## [What is expected]
Gather up all lines that carry the word "this".

## [Excerpted data]
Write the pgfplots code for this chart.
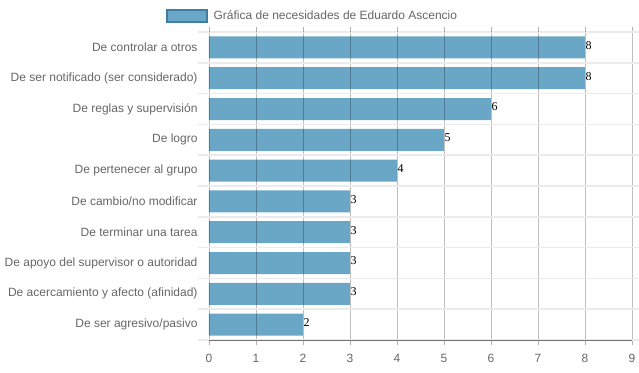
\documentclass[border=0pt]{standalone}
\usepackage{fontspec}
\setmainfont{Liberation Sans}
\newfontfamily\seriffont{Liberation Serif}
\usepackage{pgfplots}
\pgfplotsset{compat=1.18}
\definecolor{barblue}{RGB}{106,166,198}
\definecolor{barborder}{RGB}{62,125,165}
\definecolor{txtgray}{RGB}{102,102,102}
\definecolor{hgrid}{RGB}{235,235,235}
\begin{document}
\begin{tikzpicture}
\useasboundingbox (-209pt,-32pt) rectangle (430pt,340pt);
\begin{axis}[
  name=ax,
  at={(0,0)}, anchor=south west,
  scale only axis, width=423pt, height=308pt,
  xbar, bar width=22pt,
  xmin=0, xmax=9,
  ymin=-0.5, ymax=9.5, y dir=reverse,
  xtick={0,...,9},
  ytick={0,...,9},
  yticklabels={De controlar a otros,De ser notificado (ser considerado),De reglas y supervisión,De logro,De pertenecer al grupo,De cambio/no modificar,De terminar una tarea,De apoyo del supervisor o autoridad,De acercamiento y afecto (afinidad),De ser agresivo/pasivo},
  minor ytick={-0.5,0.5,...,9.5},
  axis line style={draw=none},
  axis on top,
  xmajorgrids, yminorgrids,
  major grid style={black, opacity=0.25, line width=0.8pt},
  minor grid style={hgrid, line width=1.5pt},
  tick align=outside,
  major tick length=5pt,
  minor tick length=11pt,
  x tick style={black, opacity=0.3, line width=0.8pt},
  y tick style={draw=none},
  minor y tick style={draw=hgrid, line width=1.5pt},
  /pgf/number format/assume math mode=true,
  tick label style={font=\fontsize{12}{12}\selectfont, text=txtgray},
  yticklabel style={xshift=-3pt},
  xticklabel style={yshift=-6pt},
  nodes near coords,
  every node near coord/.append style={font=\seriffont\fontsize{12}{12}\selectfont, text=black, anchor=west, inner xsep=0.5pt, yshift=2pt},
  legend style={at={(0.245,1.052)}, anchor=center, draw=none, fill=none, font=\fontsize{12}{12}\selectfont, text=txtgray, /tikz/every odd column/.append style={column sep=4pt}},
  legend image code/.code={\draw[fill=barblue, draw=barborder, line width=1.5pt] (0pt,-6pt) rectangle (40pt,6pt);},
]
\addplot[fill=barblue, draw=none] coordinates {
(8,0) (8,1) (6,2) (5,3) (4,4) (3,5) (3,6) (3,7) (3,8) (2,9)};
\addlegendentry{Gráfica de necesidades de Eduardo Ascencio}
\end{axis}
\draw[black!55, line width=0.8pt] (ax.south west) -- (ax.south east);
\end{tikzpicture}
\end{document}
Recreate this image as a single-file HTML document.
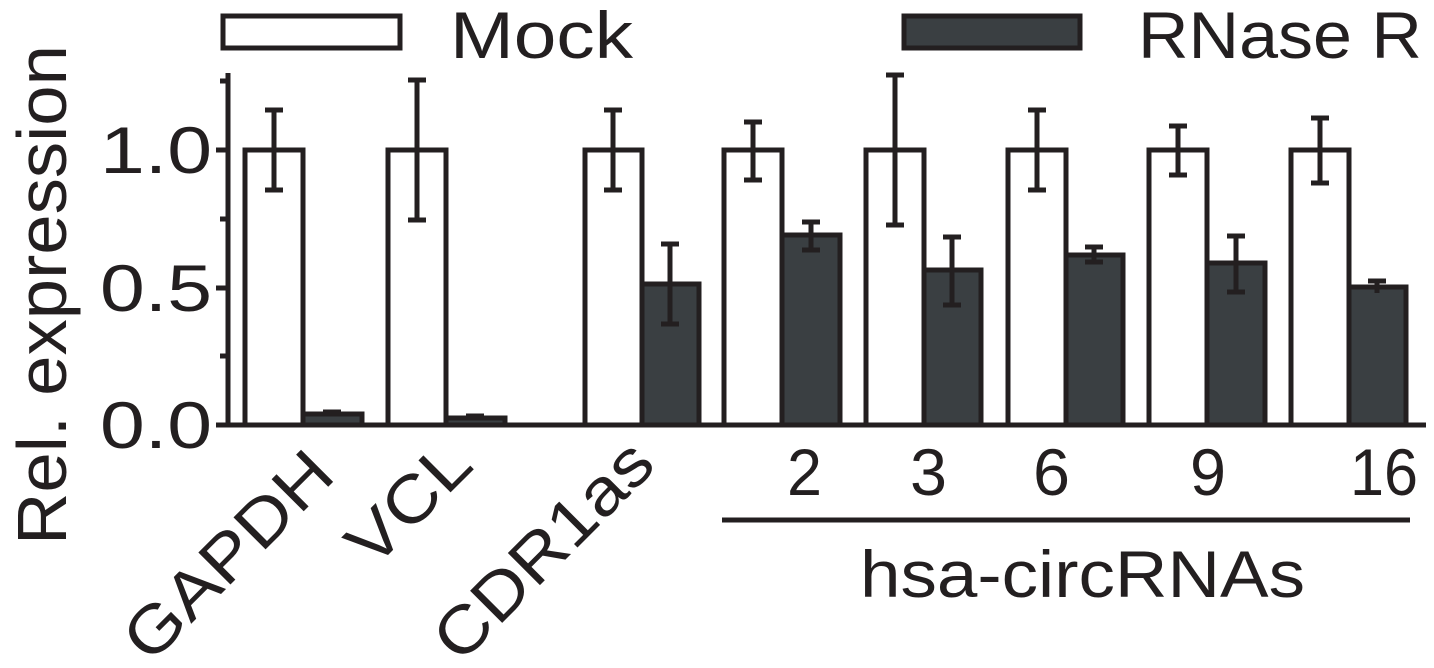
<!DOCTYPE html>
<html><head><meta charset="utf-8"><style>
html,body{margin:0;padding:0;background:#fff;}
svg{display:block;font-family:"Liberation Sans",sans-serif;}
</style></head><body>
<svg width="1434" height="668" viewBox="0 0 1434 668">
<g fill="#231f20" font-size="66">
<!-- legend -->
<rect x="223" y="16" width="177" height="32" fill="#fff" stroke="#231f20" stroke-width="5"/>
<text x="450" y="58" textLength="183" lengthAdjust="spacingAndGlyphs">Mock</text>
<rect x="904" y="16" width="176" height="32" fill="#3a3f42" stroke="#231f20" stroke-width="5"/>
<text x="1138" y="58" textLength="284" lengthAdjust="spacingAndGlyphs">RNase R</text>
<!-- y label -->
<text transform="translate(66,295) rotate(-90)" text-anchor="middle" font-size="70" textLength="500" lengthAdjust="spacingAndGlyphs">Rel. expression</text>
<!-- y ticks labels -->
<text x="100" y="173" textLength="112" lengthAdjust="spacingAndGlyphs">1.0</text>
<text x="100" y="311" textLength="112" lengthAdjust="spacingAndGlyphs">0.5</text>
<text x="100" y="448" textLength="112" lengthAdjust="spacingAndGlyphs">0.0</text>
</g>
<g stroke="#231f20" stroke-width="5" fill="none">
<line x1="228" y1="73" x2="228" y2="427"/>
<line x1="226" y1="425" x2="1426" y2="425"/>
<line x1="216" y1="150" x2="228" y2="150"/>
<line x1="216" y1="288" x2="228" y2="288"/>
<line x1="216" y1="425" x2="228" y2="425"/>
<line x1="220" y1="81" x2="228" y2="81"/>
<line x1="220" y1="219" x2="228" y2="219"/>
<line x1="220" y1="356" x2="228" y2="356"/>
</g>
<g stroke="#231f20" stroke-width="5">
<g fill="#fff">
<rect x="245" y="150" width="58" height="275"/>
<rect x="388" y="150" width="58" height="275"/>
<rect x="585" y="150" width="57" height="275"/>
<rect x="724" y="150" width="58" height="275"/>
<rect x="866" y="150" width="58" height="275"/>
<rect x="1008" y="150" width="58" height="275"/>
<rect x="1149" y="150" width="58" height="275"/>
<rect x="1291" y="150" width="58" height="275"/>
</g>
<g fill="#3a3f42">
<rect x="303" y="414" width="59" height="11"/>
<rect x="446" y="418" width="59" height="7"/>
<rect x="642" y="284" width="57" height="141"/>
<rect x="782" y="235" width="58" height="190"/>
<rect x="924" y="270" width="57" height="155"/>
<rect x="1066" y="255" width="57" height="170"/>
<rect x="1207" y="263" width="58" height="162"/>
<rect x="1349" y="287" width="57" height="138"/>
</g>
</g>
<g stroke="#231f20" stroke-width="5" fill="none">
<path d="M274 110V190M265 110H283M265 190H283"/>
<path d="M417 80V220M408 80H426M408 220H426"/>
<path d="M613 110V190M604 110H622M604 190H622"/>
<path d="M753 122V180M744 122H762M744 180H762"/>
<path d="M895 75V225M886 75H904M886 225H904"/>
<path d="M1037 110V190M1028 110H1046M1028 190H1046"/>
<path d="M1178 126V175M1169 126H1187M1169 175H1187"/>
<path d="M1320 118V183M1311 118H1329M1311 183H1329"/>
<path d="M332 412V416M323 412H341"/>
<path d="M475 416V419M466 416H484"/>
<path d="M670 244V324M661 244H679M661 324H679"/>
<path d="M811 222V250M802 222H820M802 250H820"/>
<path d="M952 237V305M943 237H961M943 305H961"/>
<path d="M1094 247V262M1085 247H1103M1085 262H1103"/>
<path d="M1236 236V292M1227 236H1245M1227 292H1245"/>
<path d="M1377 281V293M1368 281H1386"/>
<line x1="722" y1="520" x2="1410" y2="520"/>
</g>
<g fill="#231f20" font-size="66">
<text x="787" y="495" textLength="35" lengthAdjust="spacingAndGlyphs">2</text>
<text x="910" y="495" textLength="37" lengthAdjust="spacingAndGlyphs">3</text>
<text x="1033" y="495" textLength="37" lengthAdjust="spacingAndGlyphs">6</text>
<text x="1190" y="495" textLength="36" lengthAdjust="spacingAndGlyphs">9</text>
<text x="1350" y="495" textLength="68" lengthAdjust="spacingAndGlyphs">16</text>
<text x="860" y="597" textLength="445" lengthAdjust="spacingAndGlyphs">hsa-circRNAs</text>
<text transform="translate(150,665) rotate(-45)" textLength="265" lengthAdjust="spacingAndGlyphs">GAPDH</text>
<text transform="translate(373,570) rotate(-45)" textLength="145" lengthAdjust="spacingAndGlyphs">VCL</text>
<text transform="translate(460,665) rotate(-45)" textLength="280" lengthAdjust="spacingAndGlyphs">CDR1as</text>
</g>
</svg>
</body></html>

## [Result of the exercise]
Write the pgfplots code for this chart.
Recreate this image as a single-file HTML document.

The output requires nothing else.